**Problem details**: Omit every picture and return the rest of the data unaltered.

**Data section**:
————————
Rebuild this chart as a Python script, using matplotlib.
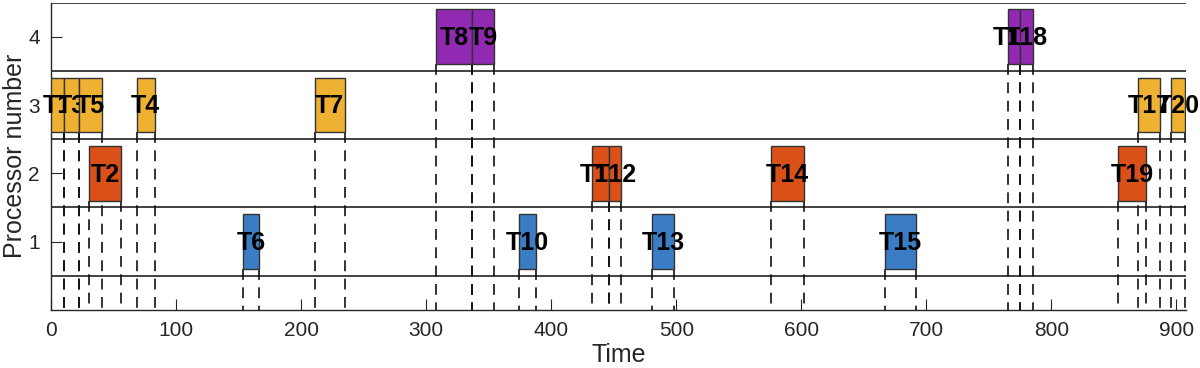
import matplotlib.pyplot as plt
from matplotlib.patches import Rectangle

plt.rcParams['font.family'] = ['Liberation Sans', 'DejaVu Sans']

# schedule: task, processor, start, finish
tasks = ['T%d' % i for i in range(1, 21)]
procs = [3, 2, 3, 3, 3, 1, 3, 4, 4, 1, 2, 2, 1, 2, 1, 4, 3, 4, 2, 3]
starts = [0, 30.5, 10, 68.5, 22.5, 153.5, 211, 308, 337, 374.5,
          433, 446, 481, 576, 667, 765, 869, 775, 853, 896]
ends = [10, 56, 22.5, 83, 40.5, 166.5, 235, 337, 354.5, 387.5,
        446, 456, 498, 602, 692, 775, 887, 785, 876, 907]
proc_colors = {1: '#3a7dc4', 2: '#da5019', 3: '#efb131', 4: '#9229b3'}
xticks = list(range(0, 1000, 100))
yticks = [1, 2, 3, 4]

AX = '#262626'
fig = plt.figure(figsize=(12, 3.68), dpi=100)
ax = fig.add_axes([0.0425, 0.158, 0.946, 0.835])

makespan = max(ends)
ax.set_xlim(0, makespan + 0.8)
ax.set_ylim(0, 4.5)

# row separators
for y in [0.5, 1.5, 2.5, 3.5, 4.5]:
    ax.axhline(y, color='#333333', lw=1.3, zorder=1)

h = 0.4
for t, p, s, e in zip(tasks, procs, starts, ends):
    for x in (s, e):
        ax.plot([x, x], [p - h, 0], color='#111111', lw=1.2,
                dashes=(6.5, 4.5), zorder=2)

for t, p, s, e in zip(tasks, procs, starts, ends):
    ax.add_patch(Rectangle((s, p - h), e - s, 2 * h, facecolor=proc_colors[p],
                           edgecolor='#333333', lw=1.0, zorder=3))
    ax.text((s + e) / 2, p - 0.02, t, ha='center', va='center', fontsize=18,
            fontweight='bold', color='black', zorder=3)

ax.spines['top'].set_visible(False)
ax.spines['right'].set_visible(False)
for sp in ('left', 'bottom'):
    ax.spines[sp].set_color(AX)
    ax.spines[sp].set_linewidth(1.0)
ax.set_xticks(xticks)
ax.set_yticks(yticks)
ax.tick_params(direction='in', length=8, width=0.8, colors=AX,
               labelsize=15, pad=8)
ax.set_xlabel('Time', fontsize=18, color=AX, labelpad=2)
ax.set_ylabel('Processor number', fontsize=18, color=AX, labelpad=1)

fig.savefig('out.png')
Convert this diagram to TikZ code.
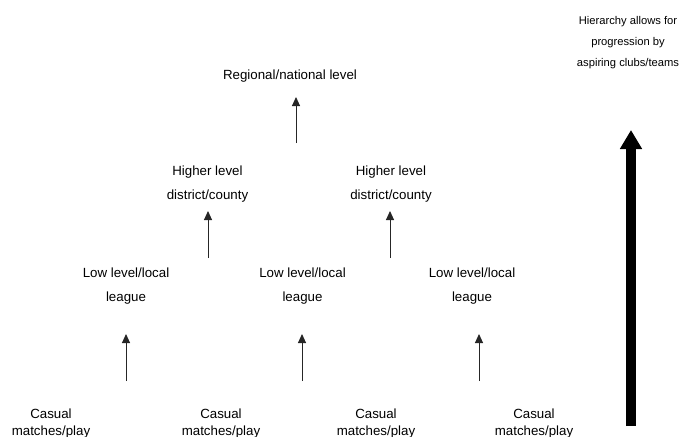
————————
**Result**:
Rebuild this chart as a Python script, using matplotlib.
import matplotlib.pyplot as plt
from matplotlib.patches import Rectangle

plt.rcParams['font.family'] = ['Liberation Sans', 'DejaVu Sans']

# schedule: task, processor, start, finish
tasks = ['T%d' % i for i in range(1, 21)]
procs = [3, 2, 3, 3, 3, 1, 3, 4, 4, 1, 2, 2, 1, 2, 1, 4, 3, 4, 2, 3]
starts = [0, 30.5, 10, 68.5, 22.5, 153.5, 211, 308, 337, 374.5,
          433, 446, 481, 576, 667, 765, 869, 775, 853, 896]
ends = [10, 56, 22.5, 83, 40.5, 166.5, 235, 337, 354.5, 387.5,
        446, 456, 498, 602, 692, 775, 887, 785, 876, 907]
proc_colors = {1: '#3a7dc4', 2: '#da5019', 3: '#efb131', 4: '#9229b3'}
xticks = list(range(0, 1000, 100))
yticks = [1, 2, 3, 4]

AX = '#262626'
fig = plt.figure(figsize=(12, 3.68), dpi=100)
ax = fig.add_axes([0.0425, 0.158, 0.946, 0.835])

makespan = max(ends)
ax.set_xlim(0, makespan + 0.8)
ax.set_ylim(0, 4.5)

# row separators
for y in [0.5, 1.5, 2.5, 3.5, 4.5]:
    ax.axhline(y, color='#333333', lw=1.3, zorder=1)

h = 0.4
for t, p, s, e in zip(tasks, procs, starts, ends):
    for x in (s, e):
        ax.plot([x, x], [p - h, 0], color='#111111', lw=1.2,
                dashes=(6.5, 4.5), zorder=2)

for t, p, s, e in zip(tasks, procs, starts, ends):
    ax.add_patch(Rectangle((s, p - h), e - s, 2 * h, facecolor=proc_colors[p],
                           edgecolor='#333333', lw=1.0, zorder=3))
    ax.text((s + e) / 2, p - 0.02, t, ha='center', va='center', fontsize=18,
            fontweight='bold', color='black', zorder=3)

ax.spines['top'].set_visible(False)
ax.spines['right'].set_visible(False)
for sp in ('left', 'bottom'):
    ax.spines[sp].set_color(AX)
    ax.spines[sp].set_linewidth(1.0)
ax.set_xticks(xticks)
ax.set_yticks(yticks)
ax.tick_params(direction='in', length=8, width=0.8, colors=AX,
               labelsize=15, pad=8)
ax.set_xlabel('Time', fontsize=18, color=AX, labelpad=2)
ax.set_ylabel('Processor number', fontsize=18, color=AX, labelpad=1)

fig.savefig('out.png')
Convert this diagram to TikZ code.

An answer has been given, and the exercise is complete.